**COLLECTED MATERIAL:**
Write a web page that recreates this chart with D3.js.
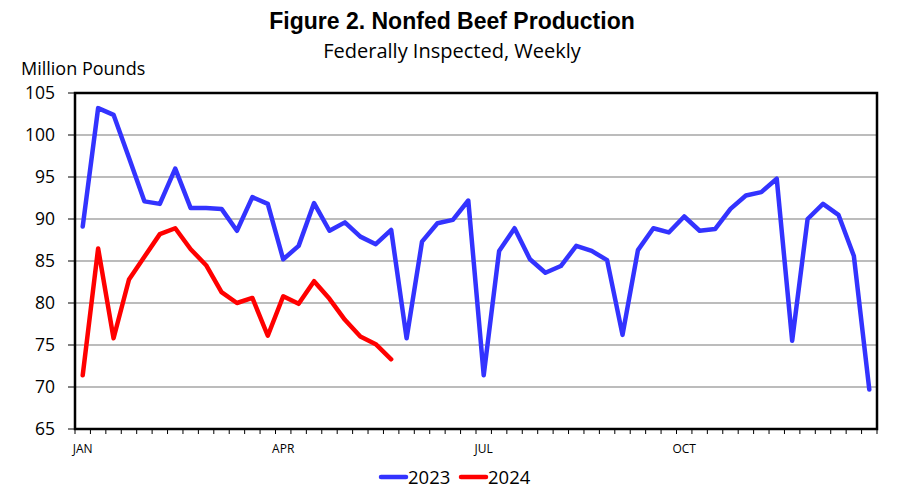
<!DOCTYPE html>
<html>
<head>
<meta charset="utf-8">
<script src="https://cdn.jsdelivr.net/npm/d3@7"></script>
<style>
  body { margin: 0; background: #fff; }
  svg { display: block; }
</style>
</head>
<body>
<script>
// weekly nonfed beef production, million pounds
const weeks = d3.range(52);
const monthLabels = [
  { week: 0, label: 'JAN' },
  { week: 13, label: 'APR' },
  { week: 26, label: 'JUL' },
  { week: 39, label: 'OCT' },
];
const yTicks = [65, 70, 75, 80, 85, 90, 95, 100, 105];

const prod2023 = [
  89.1, 103.2, 102.4, 97.3, 92.1, 91.8, 96.0, 91.3, 91.3, 91.2,
  88.6, 92.6, 91.8, 85.2, 86.8, 91.9, 88.6, 89.6, 87.9, 87.0,
  88.7, 75.8, 87.3, 89.5, 89.9, 92.2, 71.4, 86.2, 88.9, 85.2,
  83.6, 84.4, 86.8, 86.2, 85.1, 76.2, 86.3, 88.9, 88.4, 90.3,
  88.6, 88.8, 91.2, 92.8, 93.2, 94.8, 75.5, 90.0, 91.8, 90.5,
  85.6, 69.7,
];
const prod2024 = [
  71.4, 86.5, 75.8, 82.8, 85.5, 88.2, 88.9, 86.4, 84.5, 81.3,
  80.0, 80.6, 76.1, 80.8, 79.9, 82.6, 80.5, 78.0, 76.0, 75.1,
  73.3,
];

const series = [
  { name: '2023', color: '#3333ff', values: prod2023 },
  { name: '2024', color: '#ff0000', values: prod2024 },
];

const width = 909;
const height = 500;
const margin = { top: 93, right: 32, bottom: 71, left: 75 };

// scales work in page coordinates
const xScale = d3.scaleBand().domain(weeks).range([margin.left, width - margin.right]);
const yScale = d3.scaleLinear().domain([65, 105]).range([height - margin.bottom, margin.top]);

const svg = d3.select('body').append('svg')
  .attr('width', width)
  .attr('height', height);

svg.append('text')
  .attr('x', 452).attr('y', 29)
  .attr('text-anchor', 'middle')
  .attr('font-family', 'Liberation Sans, Arial, sans-serif')
  .attr('font-weight', 'bold')
  .attr('font-size', 23)
  .text('Figure 2. Nonfed Beef Production');

svg.append('text')
  .attr('x', 452).attr('y', 58)
  .attr('text-anchor', 'middle')
  .attr('font-family', 'Open Sans, sans-serif')
  .attr('font-size', 20)
  .text('Federally Inspected, Weekly');

svg.append('text')
  .attr('x', 21).attr('y', 75)
  .attr('font-family', 'Open Sans, sans-serif')
  .attr('font-size', 18)
  .text('Million Pounds');

// gridlines
svg.selectAll('line.grid')
  .data(yTicks.slice(1, -1))
  .enter()
  .append('line')
  .attr('class', 'grid')
  .attr('x1', margin.left).attr('x2', width - margin.right)
  .attr('y1', (d) => yScale(d)).attr('y2', (d) => yScale(d))
  .attr('stroke', '#a6a6a6')
  .attr('stroke-width', 1.5);

// y axis ticks and labels
svg.selectAll('line.ytick')
  .data(yTicks)
  .enter()
  .append('line')
  .attr('class', 'ytick')
  .attr('x1', margin.left - 7).attr('x2', margin.left)
  .attr('y1', (d) => yScale(d)).attr('y2', (d) => yScale(d))
  .attr('stroke', '#000');
svg.selectAll('text.ylabel')
  .data(yTicks)
  .enter()
  .append('text')
  .attr('class', 'ylabel')
  .attr('x', margin.left - 20)
  .attr('y', (d) => yScale(d) + 6)
  .attr('text-anchor', 'end')
  .attr('font-family', 'Open Sans, sans-serif')
  .attr('font-size', 17.5)
  .text((d) => d);

// x axis ticks at week boundaries
const baseY = height - margin.bottom;
svg.selectAll('line.xtick')
  .data(d3.range(53))
  .enter()
  .append('line')
  .attr('class', 'xtick')
  .attr('x1', (d) => margin.left + d * xScale.step())
  .attr('x2', (d) => margin.left + d * xScale.step())
  .attr('y1', baseY).attr('y2', baseY + 5)
  .attr('stroke', '#000')
  .attr('stroke-width', 1);
svg.selectAll('text.xlabel')
  .data(monthLabels)
  .enter()
  .append('text')
  .attr('class', 'xlabel')
  .attr('x', (d) => xScale(d.week) + xScale.bandwidth() / 2)
  .attr('y', baseY + 24)
  .attr('text-anchor', 'middle')
  .attr('font-family', 'Open Sans, sans-serif')
  .attr('font-size', 12)
  .text((d) => d.label);

// lines
const line = d3.line()
  .x((d, i) => xScale(i) + xScale.bandwidth() / 2)
  .y((d) => yScale(d));

svg.selectAll('path.series')
  .data(series)
  .enter()
  .append('path')
  .attr('class', 'series')
  .attr('d', (d) => line(d.values))
  .attr('fill', 'none')
  .attr('stroke', (d) => d.color)
  .attr('stroke-width', 4.5)
  .attr('stroke-linejoin', 'round')
  .attr('stroke-linecap', 'round');

// plot border
svg.append('rect')
  .attr('x', margin.left).attr('y', margin.top)
  .attr('width', width - margin.left - margin.right)
  .attr('height', height - margin.top - margin.bottom)
  .attr('fill', 'none')
  .attr('stroke', '#000')
  .attr('stroke-width', 2.5);

// legend
const legend = svg.append('g').attr('transform', 'translate(381,477)');
const item = legend.selectAll('g')
  .data(series)
  .enter()
  .append('g')
  .attr('transform', (d, i) => `translate(${i * 80},0)`);
item.append('line')
  .attr('x1', 0).attr('x2', 25)
  .attr('stroke', (d) => d.color)
  .attr('stroke-width', 4.5)
  .attr('stroke-linecap', 'round');
item.append('text')
  .attr('x', 27).attr('y', 7)
  .attr('font-family', 'Open Sans, sans-serif')
  .attr('font-size', 18.5)
  .text((d) => d.name);
</script>
</body>
</html>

**WHAT YOU ARE ASKED TO DO:**
Skip every picture and transcribe the data above exactly.

**WORKED ANSWER:**
Write a web page that recreates this chart with D3.js.
<!DOCTYPE html>
<html>
<head>
<meta charset="utf-8">
<script src="https://cdn.jsdelivr.net/npm/d3@7"></script>
<style>
  body { margin: 0; background: #fff; }
  svg { display: block; }
</style>
</head>
<body>
<script>
// weekly nonfed beef production, million pounds
const weeks = d3.range(52);
const monthLabels = [
  { week: 0, label: 'JAN' },
  { week: 13, label: 'APR' },
  { week: 26, label: 'JUL' },
  { week: 39, label: 'OCT' },
];
const yTicks = [65, 70, 75, 80, 85, 90, 95, 100, 105];

const prod2023 = [
  89.1, 103.2, 102.4, 97.3, 92.1, 91.8, 96.0, 91.3, 91.3, 91.2,
  88.6, 92.6, 91.8, 85.2, 86.8, 91.9, 88.6, 89.6, 87.9, 87.0,
  88.7, 75.8, 87.3, 89.5, 89.9, 92.2, 71.4, 86.2, 88.9, 85.2,
  83.6, 84.4, 86.8, 86.2, 85.1, 76.2, 86.3, 88.9, 88.4, 90.3,
  88.6, 88.8, 91.2, 92.8, 93.2, 94.8, 75.5, 90.0, 91.8, 90.5,
  85.6, 69.7,
];
const prod2024 = [
  71.4, 86.5, 75.8, 82.8, 85.5, 88.2, 88.9, 86.4, 84.5, 81.3,
  80.0, 80.6, 76.1, 80.8, 79.9, 82.6, 80.5, 78.0, 76.0, 75.1,
  73.3,
];

const series = [
  { name: '2023', color: '#3333ff', values: prod2023 },
  { name: '2024', color: '#ff0000', values: prod2024 },
];

const width = 909;
const height = 500;
const margin = { top: 93, right: 32, bottom: 71, left: 75 };

// scales work in page coordinates
const xScale = d3.scaleBand().domain(weeks).range([margin.left, width - margin.right]);
const yScale = d3.scaleLinear().domain([65, 105]).range([height - margin.bottom, margin.top]);

const svg = d3.select('body').append('svg')
  .attr('width', width)
  .attr('height', height);

svg.append('text')
  .attr('x', 452).attr('y', 29)
  .attr('text-anchor', 'middle')
  .attr('font-family', 'Liberation Sans, Arial, sans-serif')
  .attr('font-weight', 'bold')
  .attr('font-size', 23)
  .text('Figure 2. Nonfed Beef Production');

svg.append('text')
  .attr('x', 452).attr('y', 58)
  .attr('text-anchor', 'middle')
  .attr('font-family', 'Open Sans, sans-serif')
  .attr('font-size', 20)
  .text('Federally Inspected, Weekly');

svg.append('text')
  .attr('x', 21).attr('y', 75)
  .attr('font-family', 'Open Sans, sans-serif')
  .attr('font-size', 18)
  .text('Million Pounds');

// gridlines
svg.selectAll('line.grid')
  .data(yTicks.slice(1, -1))
  .enter()
  .append('line')
  .attr('class', 'grid')
  .attr('x1', margin.left).attr('x2', width - margin.right)
  .attr('y1', (d) => yScale(d)).attr('y2', (d) => yScale(d))
  .attr('stroke', '#a6a6a6')
  .attr('stroke-width', 1.5);

// y axis ticks and labels
svg.selectAll('line.ytick')
  .data(yTicks)
  .enter()
  .append('line')
  .attr('class', 'ytick')
  .attr('x1', margin.left - 7).attr('x2', margin.left)
  .attr('y1', (d) => yScale(d)).attr('y2', (d) => yScale(d))
  .attr('stroke', '#000');
svg.selectAll('text.ylabel')
  .data(yTicks)
  .enter()
  .append('text')
  .attr('class', 'ylabel')
  .attr('x', margin.left - 20)
  .attr('y', (d) => yScale(d) + 6)
  .attr('text-anchor', 'end')
  .attr('font-family', 'Open Sans, sans-serif')
  .attr('font-size', 17.5)
  .text((d) => d);

// x axis ticks at week boundaries
const baseY = height - margin.bottom;
svg.selectAll('line.xtick')
  .data(d3.range(53))
  .enter()
  .append('line')
  .attr('class', 'xtick')
  .attr('x1', (d) => margin.left + d * xScale.step())
  .attr('x2', (d) => margin.left + d * xScale.step())
  .attr('y1', baseY).attr('y2', baseY + 5)
  .attr('stroke', '#000')
  .attr('stroke-width', 1);
svg.selectAll('text.xlabel')
  .data(monthLabels)
  .enter()
  .append('text')
  .attr('class', 'xlabel')
  .attr('x', (d) => xScale(d.week) + xScale.bandwidth() / 2)
  .attr('y', baseY + 24)
  .attr('text-anchor', 'middle')
  .attr('font-family', 'Open Sans, sans-serif')
  .attr('font-size', 12)
  .text((d) => d.label);

// lines
const line = d3.line()
  .x((d, i) => xScale(i) + xScale.bandwidth() / 2)
  .y((d) => yScale(d));

svg.selectAll('path.series')
  .data(series)
  .enter()
  .append('path')
  .attr('class', 'series')
  .attr('d', (d) => line(d.values))
  .attr('fill', 'none')
  .attr('stroke', (d) => d.color)
  .attr('stroke-width', 4.5)
  .attr('stroke-linejoin', 'round')
  .attr('stroke-linecap', 'round');

// plot border
svg.append('rect')
  .attr('x', margin.left).attr('y', margin.top)
  .attr('width', width - margin.left - margin.right)
  .attr('height', height - margin.top - margin.bottom)
  .attr('fill', 'none')
  .attr('stroke', '#000')
  .attr('stroke-width', 2.5);

// legend
const legend = svg.append('g').attr('transform', 'translate(381,477)');
const item = legend.selectAll('g')
  .data(series)
  .enter()
  .append('g')
  .attr('transform', (d, i) => `translate(${i * 80},0)`);
item.append('line')
  .attr('x1', 0).attr('x2', 25)
  .attr('stroke', (d) => d.color)
  .attr('stroke-width', 4.5)
  .attr('stroke-linecap', 'round');
item.append('text')
  .attr('x', 27).attr('y', 7)
  .attr('font-family', 'Open Sans, sans-serif')
  .attr('font-size', 18.5)
  .text((d) => d.name);
</script>
</body>
</html>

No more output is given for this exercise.